■ WORK INSTRUCTIONS
Print again only this span: the line with "Give me the Altair source for this chart.", the line with "up_c = [11.30, 10.58, 8.03, 5.73, None, None, 5.10, 4.08, 4.61]", and all lines between them, exactly as given.

■ INPUT DATA
┄┄┄┄┄┄

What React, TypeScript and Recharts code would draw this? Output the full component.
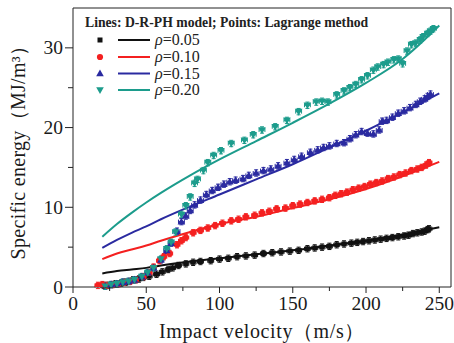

┄┄┄┄┄┄

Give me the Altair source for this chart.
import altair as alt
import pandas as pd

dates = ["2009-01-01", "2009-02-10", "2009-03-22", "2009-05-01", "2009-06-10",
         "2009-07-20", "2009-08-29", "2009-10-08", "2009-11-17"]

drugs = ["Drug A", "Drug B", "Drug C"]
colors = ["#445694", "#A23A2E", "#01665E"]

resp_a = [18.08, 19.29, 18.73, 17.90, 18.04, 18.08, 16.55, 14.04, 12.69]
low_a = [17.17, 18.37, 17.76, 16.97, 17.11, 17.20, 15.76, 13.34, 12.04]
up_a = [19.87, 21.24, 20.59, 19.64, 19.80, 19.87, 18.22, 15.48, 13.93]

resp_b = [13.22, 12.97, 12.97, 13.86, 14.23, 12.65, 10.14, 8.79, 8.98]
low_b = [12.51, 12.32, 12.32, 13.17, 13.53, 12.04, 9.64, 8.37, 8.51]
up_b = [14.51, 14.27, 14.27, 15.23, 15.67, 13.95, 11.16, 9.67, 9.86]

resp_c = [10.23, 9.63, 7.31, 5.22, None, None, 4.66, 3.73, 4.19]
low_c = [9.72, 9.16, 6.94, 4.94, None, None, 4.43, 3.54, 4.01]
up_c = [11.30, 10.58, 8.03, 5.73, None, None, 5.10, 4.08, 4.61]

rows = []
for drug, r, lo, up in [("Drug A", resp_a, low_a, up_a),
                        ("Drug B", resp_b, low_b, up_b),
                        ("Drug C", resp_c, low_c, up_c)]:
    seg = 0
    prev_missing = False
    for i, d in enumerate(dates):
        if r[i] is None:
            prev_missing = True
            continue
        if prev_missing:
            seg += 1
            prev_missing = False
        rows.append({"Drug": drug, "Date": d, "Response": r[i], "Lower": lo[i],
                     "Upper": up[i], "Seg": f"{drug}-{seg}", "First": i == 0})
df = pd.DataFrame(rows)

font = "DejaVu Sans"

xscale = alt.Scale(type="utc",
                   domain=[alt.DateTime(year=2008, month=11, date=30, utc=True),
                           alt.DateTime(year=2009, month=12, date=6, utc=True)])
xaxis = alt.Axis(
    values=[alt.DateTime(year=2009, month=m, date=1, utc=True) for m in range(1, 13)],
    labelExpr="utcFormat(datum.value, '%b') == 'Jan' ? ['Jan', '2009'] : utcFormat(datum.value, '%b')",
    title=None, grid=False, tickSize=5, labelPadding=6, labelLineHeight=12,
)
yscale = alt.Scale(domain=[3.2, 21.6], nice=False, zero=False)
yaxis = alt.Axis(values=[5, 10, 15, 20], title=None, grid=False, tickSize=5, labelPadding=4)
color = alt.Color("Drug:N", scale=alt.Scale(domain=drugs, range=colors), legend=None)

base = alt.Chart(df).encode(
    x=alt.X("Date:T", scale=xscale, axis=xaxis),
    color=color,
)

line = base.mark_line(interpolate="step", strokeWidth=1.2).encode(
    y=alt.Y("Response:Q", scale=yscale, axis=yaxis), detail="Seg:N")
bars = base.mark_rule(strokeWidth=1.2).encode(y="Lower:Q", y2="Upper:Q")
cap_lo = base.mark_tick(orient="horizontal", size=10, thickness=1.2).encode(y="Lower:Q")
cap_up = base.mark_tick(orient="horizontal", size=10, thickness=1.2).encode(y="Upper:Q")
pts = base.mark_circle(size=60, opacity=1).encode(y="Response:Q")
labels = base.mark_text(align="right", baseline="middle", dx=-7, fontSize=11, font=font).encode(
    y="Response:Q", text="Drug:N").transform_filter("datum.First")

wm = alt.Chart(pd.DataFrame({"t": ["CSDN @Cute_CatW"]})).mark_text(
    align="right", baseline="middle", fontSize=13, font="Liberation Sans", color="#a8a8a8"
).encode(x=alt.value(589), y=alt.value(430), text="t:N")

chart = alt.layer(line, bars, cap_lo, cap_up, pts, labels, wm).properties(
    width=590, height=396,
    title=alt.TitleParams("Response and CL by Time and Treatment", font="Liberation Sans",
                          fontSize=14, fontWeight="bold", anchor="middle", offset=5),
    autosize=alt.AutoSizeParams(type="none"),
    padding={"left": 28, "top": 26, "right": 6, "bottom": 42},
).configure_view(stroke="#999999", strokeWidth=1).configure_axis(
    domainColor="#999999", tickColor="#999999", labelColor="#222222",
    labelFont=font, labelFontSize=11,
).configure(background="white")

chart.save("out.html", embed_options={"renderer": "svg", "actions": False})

┄┄┄┄┄┄

■ COMPLETED TASK
Give me the Altair source for this chart.
import altair as alt
import pandas as pd

dates = ["2009-01-01", "2009-02-10", "2009-03-22", "2009-05-01", "2009-06-10",
         "2009-07-20", "2009-08-29", "2009-10-08", "2009-11-17"]

drugs = ["Drug A", "Drug B", "Drug C"]
colors = ["#445694", "#A23A2E", "#01665E"]

resp_a = [18.08, 19.29, 18.73, 17.90, 18.04, 18.08, 16.55, 14.04, 12.69]
low_a = [17.17, 18.37, 17.76, 16.97, 17.11, 17.20, 15.76, 13.34, 12.04]
up_a = [19.87, 21.24, 20.59, 19.64, 19.80, 19.87, 18.22, 15.48, 13.93]

resp_b = [13.22, 12.97, 12.97, 13.86, 14.23, 12.65, 10.14, 8.79, 8.98]
low_b = [12.51, 12.32, 12.32, 13.17, 13.53, 12.04, 9.64, 8.37, 8.51]
up_b = [14.51, 14.27, 14.27, 15.23, 15.67, 13.95, 11.16, 9.67, 9.86]

resp_c = [10.23, 9.63, 7.31, 5.22, None, None, 4.66, 3.73, 4.19]
low_c = [9.72, 9.16, 6.94, 4.94, None, None, 4.43, 3.54, 4.01]
up_c = [11.30, 10.58, 8.03, 5.73, None, None, 5.10, 4.08, 4.61]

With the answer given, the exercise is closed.